The problem :: From the first line of the listing below, retype each line up to and including the one with "const points = curveValues.map((v, i)"; pictures stay out.

◆ ◆ ◆ ◆

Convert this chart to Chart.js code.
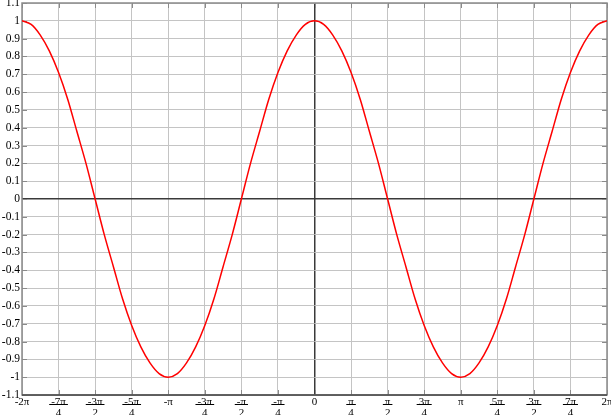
<!DOCTYPE html>
<html>
<head>
<meta charset="utf-8">
<script src="https://cdn.jsdelivr.net/npm/chart.js@4.4.1/dist/chart.umd.min.js"></script>
<style>
  html, body { margin: 0; padding: 0; background: #fff; }
  #wrap { width: 611px; height: 415px; position: relative; }
</style>
</head>
<body>
<div id="wrap"><canvas id="plot"></canvas></div>
<script>
// cos(x), one value every pi/16 from -2pi to 2pi
const curveStart = -2;      // in units of pi
const curveStep = 1 / 16;   // in units of pi
const curveValues = [
  1, 0.98, 0.92, 0.83, 0.71, 0.56, 0.38, 0.2, 0, -0.2, -0.38, -0.56, -0.71, -0.83, -0.92, -0.98, -1,
  -0.98, -0.92, -0.83, -0.71, -0.56, -0.38, -0.2, 0, 0.2, 0.38, 0.56, 0.71, 0.83, 0.92, 0.98, 1,
  0.98, 0.92, 0.83, 0.71, 0.56, 0.38, 0.2, 0, -0.2, -0.38, -0.56, -0.71, -0.83, -0.92, -0.98, -1,
  -0.98, -0.92, -0.83, -0.71, -0.56, -0.38, -0.2, 0, 0.2, 0.38, 0.56, 0.71, 0.83, 0.92, 0.98, 1
];

const xTickLabels = [
  '-2π', ['-7π', '4'], ['-3π', '2'], ['-5π', '4'], '-π', ['-3π', '4'], ['-π', '2'], ['-π', '4'],
  '0', ['π', '4'], ['π', '2'], ['3π', '4'], 'π', ['5π', '4'], ['3π', '2'], ['7π', '4'], '2π'
];
const yTickLabels = [
  '-1.1', '-1', '-0.9', '-0.8', '-0.7', '-0.6', '-0.5', '-0.4', '-0.3', '-0.2', '-0.1', '0',
  '0.1', '0.2', '0.3', '0.4', '0.5', '0.6', '0.7', '0.8', '0.9', '1', '1.1'
];

const FONT = "'Liberation Serif', 'DejaVu Serif', serif";
const points = curveValues.map((v, i) => ({ x: curveStart + i * curveStep, y: v }));

// frame, inward tick marks and fraction bars under the x labels
const frameAndFractions = {
  id: 'frameAndFractions',
  beforeDatasetsDraw(chart) {
    const { ctx, chartArea: a, scales } = chart;
    ctx.save();
    ctx.strokeStyle = '#8a8a8a';
    ctx.lineWidth = 1;
    const tl = 5;
    scales.x.ticks.forEach(t => {
      const px = Math.round(scales.x.getPixelForValue(t.value)) + 0.5;
      ctx.beginPath();
      ctx.moveTo(px, a.top); ctx.lineTo(px, a.top + tl);
      ctx.moveTo(px, a.bottom); ctx.lineTo(px, a.bottom - tl);
      ctx.stroke();
    });
    scales.y.ticks.forEach(t => {
      const py = Math.round(scales.y.getPixelForValue(t.value)) + 0.5;
      ctx.beginPath();
      ctx.moveTo(a.left, py); ctx.lineTo(a.left + tl, py);
      ctx.moveTo(a.right, py); ctx.lineTo(a.right - tl, py);
      ctx.stroke();
    });
    ctx.lineWidth = 1.5;
    ctx.strokeRect(a.left, a.top, a.right - a.left, a.bottom - a.top);
    // bottom edge reads darker in the reference
    ctx.strokeStyle = '#4a4a4a';
    ctx.beginPath();
    ctx.moveTo(a.left, a.bottom); ctx.lineTo(a.right, a.bottom);
    ctx.stroke();
    ctx.restore();
  },
  afterDraw(chart) {
    const { ctx, chartArea: a, scales } = chart;
    ctx.save();
    ctx.font = '11px ' + FONT;
    ctx.strokeStyle = '#000';
    ctx.lineWidth = 1;
    scales.x.ticks.forEach((t, i) => {
      const lab = xTickLabels[i];
      if (!Array.isArray(lab)) return;
      const w = Math.max(ctx.measureText(lab[0]).width, ctx.measureText(lab[1]).width) + 4;
      const px = scales.x.getPixelForValue(t.value);
      const py = Math.round(a.bottom + 9) + 0.5;
      ctx.beginPath();
      ctx.moveTo(px - w / 2, py); ctx.lineTo(px + w / 2, py);
      ctx.stroke();
    });
    ctx.restore();
  }
};

new Chart(document.getElementById('plot'), {
  type: 'line',
  data: {
    datasets: [{
      data: points,
      borderColor: '#ff0000',
      borderWidth: 1.5,
      pointRadius: 0,
      fill: false,
      cubicInterpolationMode: 'monotone'
    }]
  },
  options: {
    responsive: true,
    maintainAspectRatio: false,
    animation: false,
    layout: { padding: { top: 3, right: 4, left: 0, bottom: 0 } },
    plugins: { legend: { display: false }, tooltip: { enabled: false } },
    scales: {
      x: {
        type: 'linear',
        min: -2, max: 2,
        grid: {
          drawTicks: false,
          color: c => (c.tick && c.tick.value === 0) ? '#3a3a3a' : '#c4c4c4',
          lineWidth: c => (c.tick && c.tick.value === 0) ? 1.5 : 1
        },
        border: { display: false },
        ticks: {
          stepSize: 0.25,
          autoSkip: false,
          maxRotation: 0,
          padding: 1,
          color: '#000',
          font: { family: FONT, size: 11, lineHeight: 1.05 },
          callback: (v, i) => xTickLabels[i]
        },
        afterFit(s) { s.height = 20; s.paddingLeft = 0; s.paddingRight = 0; }
      },
      y: {
        min: -1.1, max: 1.1,
        grid: {
          drawTicks: false,
          color: c => (c.tick && Math.abs(c.tick.value) < 1e-9) ? '#3a3a3a' : '#c4c4c4',
          lineWidth: c => (c.tick && Math.abs(c.tick.value) < 1e-9) ? 1.5 : 1
        },
        border: { display: false },
        ticks: {
          stepSize: 0.1,
          autoSkip: false,
          padding: 2,
          color: '#000',
          font: { family: FONT, size: 11.5 },
          callback: (v, i) => yTickLabels[i]
        },
        afterFit(s) { s.width = 22; s.paddingTop = 0; s.paddingBottom = 0; }
      }
    }
  },
  plugins: [frameAndFractions]
});
</script>
</body>
</html>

◆ ◆ ◆ ◆

Solution to the problem ::
Convert this chart to Chart.js code.
<!DOCTYPE html>
<html>
<head>
<meta charset="utf-8">
<script src="https://cdn.jsdelivr.net/npm/chart.js@4.4.1/dist/chart.umd.min.js"></script>
<style>
  html, body { margin: 0; padding: 0; background: #fff; }
  #wrap { width: 611px; height: 415px; position: relative; }
</style>
</head>
<body>
<div id="wrap"><canvas id="plot"></canvas></div>
<script>
// cos(x), one value every pi/16 from -2pi to 2pi
const curveStart = -2;      // in units of pi
const curveStep = 1 / 16;   // in units of pi
const curveValues = [
  1, 0.98, 0.92, 0.83, 0.71, 0.56, 0.38, 0.2, 0, -0.2, -0.38, -0.56, -0.71, -0.83, -0.92, -0.98, -1,
  -0.98, -0.92, -0.83, -0.71, -0.56, -0.38, -0.2, 0, 0.2, 0.38, 0.56, 0.71, 0.83, 0.92, 0.98, 1,
  0.98, 0.92, 0.83, 0.71, 0.56, 0.38, 0.2, 0, -0.2, -0.38, -0.56, -0.71, -0.83, -0.92, -0.98, -1,
  -0.98, -0.92, -0.83, -0.71, -0.56, -0.38, -0.2, 0, 0.2, 0.38, 0.56, 0.71, 0.83, 0.92, 0.98, 1
];

const xTickLabels = [
  '-2π', ['-7π', '4'], ['-3π', '2'], ['-5π', '4'], '-π', ['-3π', '4'], ['-π', '2'], ['-π', '4'],
  '0', ['π', '4'], ['π', '2'], ['3π', '4'], 'π', ['5π', '4'], ['3π', '2'], ['7π', '4'], '2π'
];
const yTickLabels = [
  '-1.1', '-1', '-0.9', '-0.8', '-0.7', '-0.6', '-0.5', '-0.4', '-0.3', '-0.2', '-0.1', '0',
  '0.1', '0.2', '0.3', '0.4', '0.5', '0.6', '0.7', '0.8', '0.9', '1', '1.1'
];

const FONT = "'Liberation Serif', 'DejaVu Serif', serif";
const points = curveValues.map((v, i) => ({ x: curveStart + i * curveStep, y: v }));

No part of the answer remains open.